The use of humour, irony, exaggeration, or ridicule to expose and criticise people’s stupidity or vices, particularly in the context of contemporary politics and other topical issues.
— The Oxford English Dictionary
To me, Art’s subject is the human clay
And landscape but a background to a torso;
All Cezanne’s apples I would give away
For one small Goya or a Daumier.
— W.H. Auden
In the steadily shrinking, in our land almost desiccated, field of political humour — whether satire, cartoon, caricature, or lampoon — if there is one name that comes instantly to mind, floating above all others, it is that of Honore Daumier: born at Marseilles, 1808, died 1879; a man who lived for significant periods of his life at the edge of destitution but left behind ‘the legacy of the greatest number of visual images created by any artist from antiquity to the end of the 19th century’, as an admirer wrote, putting the figure at some ‘4000 works of graphics, 300 paintings, 800 drawings, and 1000 woodcuts and sculptures’. It is not the numbers alone, however, that put him a substantive cut above countless others: it is the quality of work that he produced, zealously, relentlessly, without let, throughout his troubled life.
Daumier lived in difficult — some would call them interesting — times.
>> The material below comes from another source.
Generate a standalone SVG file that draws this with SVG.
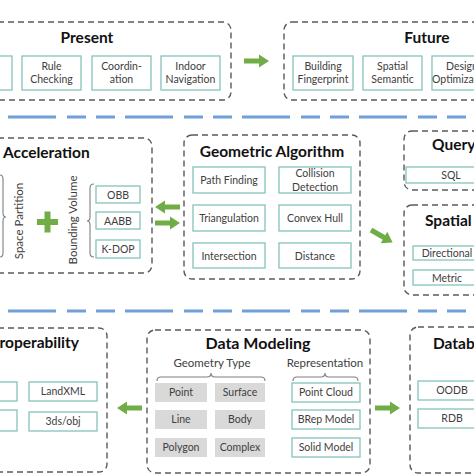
<svg xmlns="http://www.w3.org/2000/svg" width="474" height="474" viewBox="0 0 474 474">
<style>
.grp{fill:none;stroke:#595959;stroke-width:1.4;stroke-dasharray:6 4}
.box{fill:#fff;stroke:#84c3ba;stroke-width:1.3}
.gbox{fill:#d9d9d9;stroke:none}
.t{font-family:Lato,"Open Sans",sans-serif;font-size:10.5px;fill:#404040;text-anchor:middle}
.ttl{font-family:Lato,"Open Sans",sans-serif;font-size:15.5px;font-weight:bold;fill:#111}
.sub{font-family:Lato,"Open Sans",sans-serif;font-size:11.5px;fill:#404040;text-anchor:middle}
.sep{fill:none;stroke:#6f9fd6;stroke-width:3;stroke-dasharray:48 11 19 10 19 10}
.brace{fill:none;stroke:#7f7f7f;stroke-width:1.1}
.arrow{fill:#70ad47}
</style>
<defs>
<path id="arr" d="M0,-2.6 H15 V-6.5 L25,0 L15,6.5 V2.6 H0 Z"/>
</defs>

<g id="separators">
<line class="sep" x1="8" y1="117" x2="466" y2="117"/>
<line class="sep" x1="8" y1="311" x2="466" y2="311"/>
</g>

<g id="present">
<rect class="grp" x="-60" y="22" width="291" height="78" rx="8"/>
<text class="ttl" x="87" y="43" text-anchor="middle">Present</text>
<rect class="box" x="-47" y="56" width="59" height="34"/>
<rect class="box" x="22" y="56" width="59" height="34"/>
<text class="t" x="51.5" y="70">Rule</text>
<text class="t" x="51.5" y="83">Checking</text>
<rect class="box" x="92" y="56" width="59" height="34"/>
<text class="t" x="121.5" y="70">Coordin-</text>
<text class="t" x="121.5" y="83">ation</text>
<rect class="box" x="161" y="56" width="59" height="34"/>
<text class="t" x="190.5" y="70">Indoor</text>
<text class="t" x="190.5" y="83">Navigation</text>
</g>

<g id="future">
<rect class="grp" x="284" y="22" width="240" height="78" rx="8"/>
<text class="ttl" x="427" y="43" text-anchor="middle">Future</text>
<rect class="box" x="293" y="56" width="60" height="34"/>
<text class="t" x="323" y="70">Building</text>
<text class="t" x="323" y="83">Fingerprint</text>
<rect class="box" x="363" y="56" width="59" height="34"/>
<text class="t" x="392.5" y="70">Spatial</text>
<text class="t" x="392.5" y="83">Semantic</text>
<rect class="box" x="432" y="56" width="60" height="34"/>
<text class="t" x="462" y="70">Design</text>
<text class="t" x="462" y="83">Optimization</text>
</g>

<g id="acceleration">
<rect class="grp" x="-60" y="138" width="212" height="135" rx="8"/>
<text class="ttl" x="3" y="158">Acceleration</text>
<path class="brace" d="M0,175 Q3,175 3,179 V213 Q3,217 6,217 Q3,217 3,221 V253 Q3,257 0,257"/>
<text class="sub" transform="translate(19,221) rotate(-90)" x="0" y="4">Space Partition</text>
<rect class="arrow" x="37" y="219" width="21" height="6"/>
<rect class="arrow" x="44.5" y="211.5" width="6" height="21"/>
<text class="sub" transform="translate(73,220) rotate(-90)" x="0" y="4">Bounding Volume</text>
<path class="brace" d="M94,184 Q90,184 90,188 V217 Q90,221 87,221 Q90,221 90,225 V253 Q90,257 94,257"/>
<rect class="box" x="96" y="186" width="44" height="17"/>
<text class="t" x="118" y="198.5">OBB</text>
<rect class="box" x="96" y="212" width="44" height="17"/>
<text class="t" x="118" y="224.5">AABB</text>
<rect class="box" x="96" y="240" width="44" height="18"/>
<text class="t" x="118" y="253">K-DOP</text>
</g>

<g id="geometric-algorithm">
<rect class="grp" x="184" y="135" width="176" height="144" rx="8"/>
<text class="ttl" x="272" y="157" text-anchor="middle">Geometric Algorithm</text>
<rect class="box" x="193" y="167" width="72" height="26"/>
<text class="t" x="229" y="184">Path Finding</text>
<rect class="box" x="279" y="167" width="72" height="26"/>
<text class="t" x="315" y="177">Collision</text>
<text class="t" x="315" y="191">Detection</text>
<rect class="box" x="193" y="205" width="72" height="26"/>
<text class="t" x="229" y="222">Triangulation</text>
<rect class="box" x="279" y="205" width="72" height="26"/>
<text class="t" x="315" y="222">Convex Hull</text>
<rect class="box" x="193" y="243" width="72" height="25"/>
<text class="t" x="229" y="259.5">Intersection</text>
<rect class="box" x="279" y="243" width="72" height="25"/>
<text class="t" x="315" y="259.5">Distance</text>
</g>

<g id="query">
<rect class="grp" x="404" y="131" width="120" height="59" rx="8"/>
<text class="ttl" x="432" y="150">Query</text>
<rect class="box" x="406" y="167" width="90" height="16"/>
<text class="t" x="451" y="179">SQL</text>
</g>

<g id="spatial">
<rect class="grp" x="404" y="205" width="120" height="90" rx="8"/>
<text class="ttl" x="425" y="226">Spatial</text>
<rect class="box" x="413" y="246" width="68" height="14"/>
<text class="t" x="447" y="257">Directional</text>
<rect class="box" x="413" y="270" width="68" height="15"/>
<text class="t" x="447" y="281.5">Metric</text>
</g>

<g id="interoperability">
<rect class="grp" x="-60" y="328" width="167" height="144" rx="8"/>
<text class="ttl" x="79" y="348" text-anchor="end">Interoperability</text>
<rect class="box" x="-50" y="382" width="67" height="19"/>
<rect class="box" x="-50" y="410" width="67" height="21"/>
<rect class="box" x="29" y="382" width="68" height="19"/>
<text class="t" x="63" y="395">LandXML</text>
<rect class="box" x="29" y="412" width="68" height="19"/>
<text class="t" x="63" y="425">3ds/obj</text>
</g>

<g id="data-modeling">
<rect class="grp" x="147" y="330" width="223" height="143" rx="8"/>
<text class="ttl" x="258" y="349" text-anchor="middle" style="font-size:16px">Data Modeling</text>
<text class="sub" x="212" y="367">Geometry Type</text>
<path class="brace" d="M157,381 Q157,377 161,377 H207 Q211,377 211,373 Q211,377 215,377 H261 Q265,377 265,381"/>
<text class="sub" x="325" y="367">Representation</text>
<path class="brace" d="M293,381 Q293,377 297,377 H321 Q325,377 325,373 Q325,377 329,377 H354 Q358,377 358,381"/>
<rect class="gbox" x="155" y="383" width="52" height="19"/>
<text class="t" x="181" y="396">Point</text>
<rect class="gbox" x="215" y="383" width="50" height="19"/>
<text class="t" x="240" y="396">Surface</text>
<rect class="gbox" x="155" y="410" width="52" height="19"/>
<text class="t" x="181" y="423">Line</text>
<rect class="gbox" x="215" y="410" width="50" height="19"/>
<text class="t" x="240" y="423">Body</text>
<rect class="gbox" x="155" y="438" width="52" height="19"/>
<text class="t" x="181" y="451">Polygon</text>
<rect class="gbox" x="215" y="438" width="50" height="19"/>
<text class="t" x="240" y="451">Complex</text>
<rect class="box" x="292" y="383" width="68" height="19"/>
<text class="t" x="326" y="396">Point Cloud</text>
<rect class="box" x="292" y="410" width="68" height="19"/>
<text class="t" x="326" y="423">BRep Model</text>
<rect class="box" x="292" y="438" width="68" height="19"/>
<text class="t" x="326" y="451">Solid Model</text>
</g>

<g id="database">
<rect class="grp" x="410" y="327" width="120" height="146" rx="8"/>
<text class="ttl" x="433" y="349">Database</text>
<rect class="box" x="418" y="381" width="68" height="19"/>
<text class="t" x="452" y="394">OODB</text>
<rect class="box" x="418" y="409" width="68" height="19"/>
<text class="t" x="452" y="422">RDB</text>
</g>

<g id="connectors" class="arrow">
<use href="#arr" transform="translate(244,61)"/>
<use href="#arr" transform="translate(180,207) rotate(180)"/>
<use href="#arr" transform="translate(155,223)"/>
<use href="#arr" transform="translate(371,230) rotate(30)"/>
<use href="#arr" transform="translate(142,408) rotate(180)"/>
<use href="#arr" transform="translate(375,408)"/>
</g>
</svg>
Even as he was growing up learning how to draw and paint while earning a meagre living as a delivery boy, France was preparing for an upheaval: the Revolution of 1830 that put finally to end the rule of the Bourbon dynasty, and brought Louis Philippe — a ‘Citizen’ — to power as King. But nothing went smoothly in the land, for in the 18 years that he ruled before he was overthrown, the new king’s regime was marked by a muzzling of the press, a refusal to introduce electoral reforms, and — the worst sin of all — political corruption. This was fertile ground for honest writers and journalists and artists to grow in, and many of them came often into the open, opposing the monarchy and its hangers-on, one of the most prominent names emerging from the group being that of Charles Philipon, “the breath of whose nostrils was opposition”, and who ran two satirical publications, La Caricature and Le Charivari, to which Daumier began to contribute on a regular basis. In fact, as Henry James wrote, “Daumier became more and more the political spirit of the Charivari, or at least the political pencil, for Philipon.” As time moved, this ‘pencil’, “played over public life, over the sovereign, the ministers, the deputies, the peers, the judiciary, the men and the measures, the reputations and scandals of the moment …” All too predictably, both Philipon and Daumier ran afoul of the powers that be who slapped heavy fines upon them, filed endless cases against them in the courts, and on occasions threw them into jail. But the visual and verbal onslaught of publisher and painter went on unabated. Comment never lost its bite, image never its sharpness. The result? In Daumier’s caricatures, one can feel the breath of the times, sense the stink of corrupt repression.
As he worked, every foible, every chicanery, each hint of arrogance that he saw in the people, or the types, around himself was grist to his artistic mill. No one was spared as he made fun, sometimes biting, caustic fun, now of the ilk that he knew from close — painters, actors, mountebanks, and the like, now of politicians and venal officials and those masquerading as art critics. Consider his lithograph of a painter seen almost running, applying last minute brush strokes to a painting carried by a worker on his back in front, trying to finish the work in time for submitting to a jury; or his paintings of actors going through paroxysms of false emotion while performing in melodramatic pieces on the stage. But it was for lawyers — so-called ‘Officers of the Law’ — that he reserved his true disdain. Having been at the receiving end of their arrogance and their pretensions in his own life, he showed that he really did not care for these people. He was a bit tolerant of judges, being content often with showing them dozing in their seats, or wearing world-weary expressions. But lawyers were his pet aversions, for he saw them as “men paid to simulate emotion and pious devotion to justice, but actually smug and insensitive”, “rushing up and down the corridors, their black gowns flapping, forever busy and exuding a sense of their own importance”.
While he was all this – caricaturist and satirist – one needs to remember that Daumier was also a great humanist, endowed with warm feelings, especially for the under-privileged. He might have made fun of himself sometimes, when, for instance, he said once that “I care more about my tobacco pipe than about fame and honour,” but he was a serious man and truly a very gifted painter. Paul Valery, the great French poet, once wrote that if Daumier was compared sometimes to Michelangelo and Rembrandt, it was just. For, in this triumvirate, he saw Michelangelo as the theologian of mankind, Rembrandt the philosopher, and Daumier the moralist.